Conclusions and future work

eBPF proved to be a low-overhead, safe, and reliable way to observe some basic metrics for HTTP/gRPC services. Beyla is not a replacement for language specific agents, however it significantly decreases the landing time of your application insights in Grafana. Beyla does not require any code changes, recompilation nor repackaging, simply run it together with your service, and your application metrics will start to flow.

eBPF also allows you to get deeper insights which manual instrumentation doesn’t. For example, Beyla is able to show you how much time a request is enqueued, after the connection is established, and before its code is actually executed (requires exporting OpenTelemetry traces, but this functionality is not explained in this tutorial).

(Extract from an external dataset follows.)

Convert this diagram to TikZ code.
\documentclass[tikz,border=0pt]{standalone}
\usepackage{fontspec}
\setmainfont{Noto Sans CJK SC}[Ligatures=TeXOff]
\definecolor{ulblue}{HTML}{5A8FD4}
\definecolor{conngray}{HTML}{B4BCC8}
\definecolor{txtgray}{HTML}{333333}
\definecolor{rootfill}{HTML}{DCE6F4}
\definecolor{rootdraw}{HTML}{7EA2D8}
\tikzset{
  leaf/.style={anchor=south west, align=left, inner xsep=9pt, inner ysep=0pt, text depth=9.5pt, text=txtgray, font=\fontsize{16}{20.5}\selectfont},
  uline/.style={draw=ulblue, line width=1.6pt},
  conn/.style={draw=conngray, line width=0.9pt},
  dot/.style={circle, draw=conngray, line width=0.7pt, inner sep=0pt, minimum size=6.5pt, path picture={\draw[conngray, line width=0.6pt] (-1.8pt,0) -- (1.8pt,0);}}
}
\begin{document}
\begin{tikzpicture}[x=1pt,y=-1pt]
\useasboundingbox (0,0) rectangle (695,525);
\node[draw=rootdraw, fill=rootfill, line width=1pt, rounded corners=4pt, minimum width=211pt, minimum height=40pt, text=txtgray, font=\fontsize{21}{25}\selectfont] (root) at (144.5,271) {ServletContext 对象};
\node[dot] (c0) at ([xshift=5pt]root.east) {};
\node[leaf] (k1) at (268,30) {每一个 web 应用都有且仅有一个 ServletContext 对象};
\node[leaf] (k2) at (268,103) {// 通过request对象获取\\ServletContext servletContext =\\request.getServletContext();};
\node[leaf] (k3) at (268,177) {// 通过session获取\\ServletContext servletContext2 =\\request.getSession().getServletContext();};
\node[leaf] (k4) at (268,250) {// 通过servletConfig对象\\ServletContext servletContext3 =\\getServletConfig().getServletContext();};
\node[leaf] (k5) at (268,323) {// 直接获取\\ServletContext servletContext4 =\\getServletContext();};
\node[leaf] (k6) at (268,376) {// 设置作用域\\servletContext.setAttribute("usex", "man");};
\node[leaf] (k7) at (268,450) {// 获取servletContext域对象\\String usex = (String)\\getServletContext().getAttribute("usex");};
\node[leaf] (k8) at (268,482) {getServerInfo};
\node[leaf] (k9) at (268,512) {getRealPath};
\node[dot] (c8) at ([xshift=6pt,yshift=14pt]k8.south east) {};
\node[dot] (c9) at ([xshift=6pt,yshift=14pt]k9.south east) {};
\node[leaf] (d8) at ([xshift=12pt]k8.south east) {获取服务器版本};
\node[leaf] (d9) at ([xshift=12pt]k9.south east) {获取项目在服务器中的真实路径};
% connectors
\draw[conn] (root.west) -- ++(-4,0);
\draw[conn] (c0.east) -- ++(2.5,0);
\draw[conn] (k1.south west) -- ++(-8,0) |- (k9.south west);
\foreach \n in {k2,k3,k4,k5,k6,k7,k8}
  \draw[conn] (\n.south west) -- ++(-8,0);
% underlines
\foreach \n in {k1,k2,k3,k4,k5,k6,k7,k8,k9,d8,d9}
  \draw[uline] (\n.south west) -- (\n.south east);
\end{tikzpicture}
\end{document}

Beyla has its limitations too. It only provides generic metrics and single spans trace information (no distributed traces, yet). Language agents and manual instrumentation is still recommended, so that you can specify the granularity of each part of the code to be instrumented, putting the focus on your critical operations.

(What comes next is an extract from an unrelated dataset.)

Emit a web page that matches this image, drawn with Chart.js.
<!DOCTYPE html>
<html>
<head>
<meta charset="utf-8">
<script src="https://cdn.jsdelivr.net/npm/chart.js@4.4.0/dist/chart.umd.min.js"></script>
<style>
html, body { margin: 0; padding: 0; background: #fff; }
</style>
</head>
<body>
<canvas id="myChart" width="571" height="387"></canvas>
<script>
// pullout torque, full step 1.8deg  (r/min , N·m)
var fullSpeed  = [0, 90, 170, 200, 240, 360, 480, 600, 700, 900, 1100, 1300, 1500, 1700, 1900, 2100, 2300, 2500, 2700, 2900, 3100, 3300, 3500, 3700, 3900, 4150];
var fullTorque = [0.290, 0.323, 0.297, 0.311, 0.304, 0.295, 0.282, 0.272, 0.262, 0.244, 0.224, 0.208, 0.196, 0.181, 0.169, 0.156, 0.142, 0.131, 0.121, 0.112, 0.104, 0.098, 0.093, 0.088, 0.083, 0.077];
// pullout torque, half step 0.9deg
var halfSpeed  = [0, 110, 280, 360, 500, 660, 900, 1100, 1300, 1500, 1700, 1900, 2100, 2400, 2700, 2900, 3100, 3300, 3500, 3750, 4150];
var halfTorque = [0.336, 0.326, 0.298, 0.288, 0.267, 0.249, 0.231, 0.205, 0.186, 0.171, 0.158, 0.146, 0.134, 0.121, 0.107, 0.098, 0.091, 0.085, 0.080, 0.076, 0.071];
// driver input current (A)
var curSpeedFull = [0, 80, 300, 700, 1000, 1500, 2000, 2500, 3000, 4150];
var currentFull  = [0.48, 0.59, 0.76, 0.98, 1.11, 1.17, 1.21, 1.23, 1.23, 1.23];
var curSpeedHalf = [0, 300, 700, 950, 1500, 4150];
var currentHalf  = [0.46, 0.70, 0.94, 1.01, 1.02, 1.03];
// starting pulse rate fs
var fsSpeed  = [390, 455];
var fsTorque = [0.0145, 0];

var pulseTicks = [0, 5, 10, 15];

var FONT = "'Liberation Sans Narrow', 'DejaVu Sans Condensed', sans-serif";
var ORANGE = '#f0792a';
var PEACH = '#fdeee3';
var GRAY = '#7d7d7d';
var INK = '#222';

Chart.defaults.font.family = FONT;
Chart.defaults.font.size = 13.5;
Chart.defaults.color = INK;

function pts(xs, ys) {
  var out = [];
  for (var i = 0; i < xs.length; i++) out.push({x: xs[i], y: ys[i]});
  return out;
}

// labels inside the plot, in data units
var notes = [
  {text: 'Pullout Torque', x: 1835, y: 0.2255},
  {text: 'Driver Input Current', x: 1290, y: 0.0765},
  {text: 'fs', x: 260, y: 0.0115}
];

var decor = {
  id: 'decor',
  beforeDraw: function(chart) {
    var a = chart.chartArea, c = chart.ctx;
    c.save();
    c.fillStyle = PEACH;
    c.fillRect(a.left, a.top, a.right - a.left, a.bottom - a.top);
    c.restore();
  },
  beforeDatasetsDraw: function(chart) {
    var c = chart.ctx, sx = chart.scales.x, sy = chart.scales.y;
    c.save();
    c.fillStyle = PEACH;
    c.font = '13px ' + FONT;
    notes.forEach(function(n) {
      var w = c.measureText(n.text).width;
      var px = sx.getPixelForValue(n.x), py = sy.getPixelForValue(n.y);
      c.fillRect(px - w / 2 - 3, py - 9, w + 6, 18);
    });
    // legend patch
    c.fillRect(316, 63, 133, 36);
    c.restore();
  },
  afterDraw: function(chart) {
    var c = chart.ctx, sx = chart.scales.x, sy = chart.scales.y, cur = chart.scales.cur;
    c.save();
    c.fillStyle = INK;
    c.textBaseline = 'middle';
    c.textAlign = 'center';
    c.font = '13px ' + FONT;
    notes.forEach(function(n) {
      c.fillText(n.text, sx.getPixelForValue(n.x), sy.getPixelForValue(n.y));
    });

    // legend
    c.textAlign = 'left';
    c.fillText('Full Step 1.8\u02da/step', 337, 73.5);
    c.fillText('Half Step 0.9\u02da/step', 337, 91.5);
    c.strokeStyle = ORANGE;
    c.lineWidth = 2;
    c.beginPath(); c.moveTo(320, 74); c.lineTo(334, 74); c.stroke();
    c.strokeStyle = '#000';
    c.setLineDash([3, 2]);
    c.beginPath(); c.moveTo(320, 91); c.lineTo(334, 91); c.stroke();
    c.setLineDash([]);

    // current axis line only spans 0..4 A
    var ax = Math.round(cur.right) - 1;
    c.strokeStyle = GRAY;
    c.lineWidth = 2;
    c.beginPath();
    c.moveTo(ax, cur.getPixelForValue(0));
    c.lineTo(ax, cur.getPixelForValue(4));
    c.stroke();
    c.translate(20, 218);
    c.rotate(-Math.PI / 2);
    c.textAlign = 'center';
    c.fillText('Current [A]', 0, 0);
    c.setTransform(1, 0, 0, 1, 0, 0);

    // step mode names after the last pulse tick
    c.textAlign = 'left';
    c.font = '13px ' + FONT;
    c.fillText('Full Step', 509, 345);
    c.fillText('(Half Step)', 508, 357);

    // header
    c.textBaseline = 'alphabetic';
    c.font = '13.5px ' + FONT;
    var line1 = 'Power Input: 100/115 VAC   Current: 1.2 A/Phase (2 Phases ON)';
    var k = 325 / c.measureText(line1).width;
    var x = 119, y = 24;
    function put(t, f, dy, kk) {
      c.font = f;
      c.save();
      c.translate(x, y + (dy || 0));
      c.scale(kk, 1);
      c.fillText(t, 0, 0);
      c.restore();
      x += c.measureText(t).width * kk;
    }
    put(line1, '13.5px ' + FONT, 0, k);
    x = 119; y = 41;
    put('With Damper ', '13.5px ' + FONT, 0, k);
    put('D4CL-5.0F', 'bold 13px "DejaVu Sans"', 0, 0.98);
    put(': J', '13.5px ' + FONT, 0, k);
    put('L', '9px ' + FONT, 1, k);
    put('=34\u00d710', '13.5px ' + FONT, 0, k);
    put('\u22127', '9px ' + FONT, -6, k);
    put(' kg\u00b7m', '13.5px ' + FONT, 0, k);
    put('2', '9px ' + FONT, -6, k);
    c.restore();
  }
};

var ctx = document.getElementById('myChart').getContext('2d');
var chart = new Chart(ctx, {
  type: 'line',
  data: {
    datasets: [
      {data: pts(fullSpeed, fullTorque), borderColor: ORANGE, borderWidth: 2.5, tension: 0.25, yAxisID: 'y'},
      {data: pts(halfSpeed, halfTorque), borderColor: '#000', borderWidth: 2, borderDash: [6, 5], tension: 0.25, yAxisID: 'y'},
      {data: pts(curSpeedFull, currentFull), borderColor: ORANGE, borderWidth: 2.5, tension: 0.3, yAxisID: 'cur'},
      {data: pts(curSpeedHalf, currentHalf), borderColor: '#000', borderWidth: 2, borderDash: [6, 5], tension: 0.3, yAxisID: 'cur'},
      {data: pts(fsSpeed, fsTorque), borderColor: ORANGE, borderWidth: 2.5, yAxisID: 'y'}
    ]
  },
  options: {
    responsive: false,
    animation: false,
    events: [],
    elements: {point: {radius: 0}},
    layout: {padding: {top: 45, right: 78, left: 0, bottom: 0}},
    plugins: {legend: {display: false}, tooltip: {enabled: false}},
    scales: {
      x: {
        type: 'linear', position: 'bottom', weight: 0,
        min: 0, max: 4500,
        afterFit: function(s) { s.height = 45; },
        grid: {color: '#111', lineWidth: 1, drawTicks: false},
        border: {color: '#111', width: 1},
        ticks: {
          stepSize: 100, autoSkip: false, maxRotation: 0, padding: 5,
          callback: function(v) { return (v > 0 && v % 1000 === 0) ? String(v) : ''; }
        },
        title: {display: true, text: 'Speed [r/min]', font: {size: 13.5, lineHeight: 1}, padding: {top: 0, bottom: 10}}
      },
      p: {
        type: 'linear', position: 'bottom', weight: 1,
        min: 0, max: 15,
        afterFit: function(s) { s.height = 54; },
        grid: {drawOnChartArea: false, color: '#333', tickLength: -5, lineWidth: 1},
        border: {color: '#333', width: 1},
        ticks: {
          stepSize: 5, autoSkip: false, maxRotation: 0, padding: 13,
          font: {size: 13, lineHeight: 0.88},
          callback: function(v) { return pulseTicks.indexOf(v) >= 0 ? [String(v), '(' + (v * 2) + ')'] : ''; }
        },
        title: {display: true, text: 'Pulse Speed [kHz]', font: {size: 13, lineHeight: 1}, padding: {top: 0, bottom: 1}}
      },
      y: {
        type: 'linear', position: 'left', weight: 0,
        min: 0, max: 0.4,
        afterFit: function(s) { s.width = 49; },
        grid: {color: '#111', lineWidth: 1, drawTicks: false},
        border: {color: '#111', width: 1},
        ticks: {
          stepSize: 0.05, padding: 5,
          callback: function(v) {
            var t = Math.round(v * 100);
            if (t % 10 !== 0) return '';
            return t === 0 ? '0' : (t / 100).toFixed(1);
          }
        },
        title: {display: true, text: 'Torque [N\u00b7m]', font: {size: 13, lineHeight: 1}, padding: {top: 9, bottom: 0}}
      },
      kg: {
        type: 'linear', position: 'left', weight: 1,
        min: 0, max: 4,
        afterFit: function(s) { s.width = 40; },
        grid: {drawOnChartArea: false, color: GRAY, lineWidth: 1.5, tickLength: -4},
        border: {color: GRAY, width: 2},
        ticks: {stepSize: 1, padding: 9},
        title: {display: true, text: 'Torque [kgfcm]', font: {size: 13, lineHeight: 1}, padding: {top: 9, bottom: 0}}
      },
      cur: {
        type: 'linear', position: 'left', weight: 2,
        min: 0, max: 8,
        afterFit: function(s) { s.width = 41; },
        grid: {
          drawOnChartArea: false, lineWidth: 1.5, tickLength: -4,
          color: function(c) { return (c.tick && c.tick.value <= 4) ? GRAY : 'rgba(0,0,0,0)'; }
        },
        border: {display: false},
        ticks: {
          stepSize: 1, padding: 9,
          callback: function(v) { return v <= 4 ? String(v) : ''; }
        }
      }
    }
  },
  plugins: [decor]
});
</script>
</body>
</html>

Another limitation to consider is that Beyla requires elevated privileges; not actually a root user, but at least it has to run with the CAP_SYS_ADMIN capability. If you run the tool as a container (Docker, Kubernetes…), it has to be privileged, or configured with the CAP_SYS_ADMIN capability.

In the future, we plan to add metrics about other well-established protocols, like database or message queuing connections.

Distributed tracing is also on our road-map. With distributed tracing we will be able to correlate requests from multiple services (web, database, messaging…). One complexity of distributed tracing is the injection of client-side headers and matching them to the context of the server-side requests. We are making progressive advances towards this goal with each new pull request.

Another shorter term goal is to reduce the surface of the code that requires administrative privileges, executing a small eBPF loader with root or CAP_SYS_ADMIN privileges, and running the rest of data processing/exposition with normal user privileges.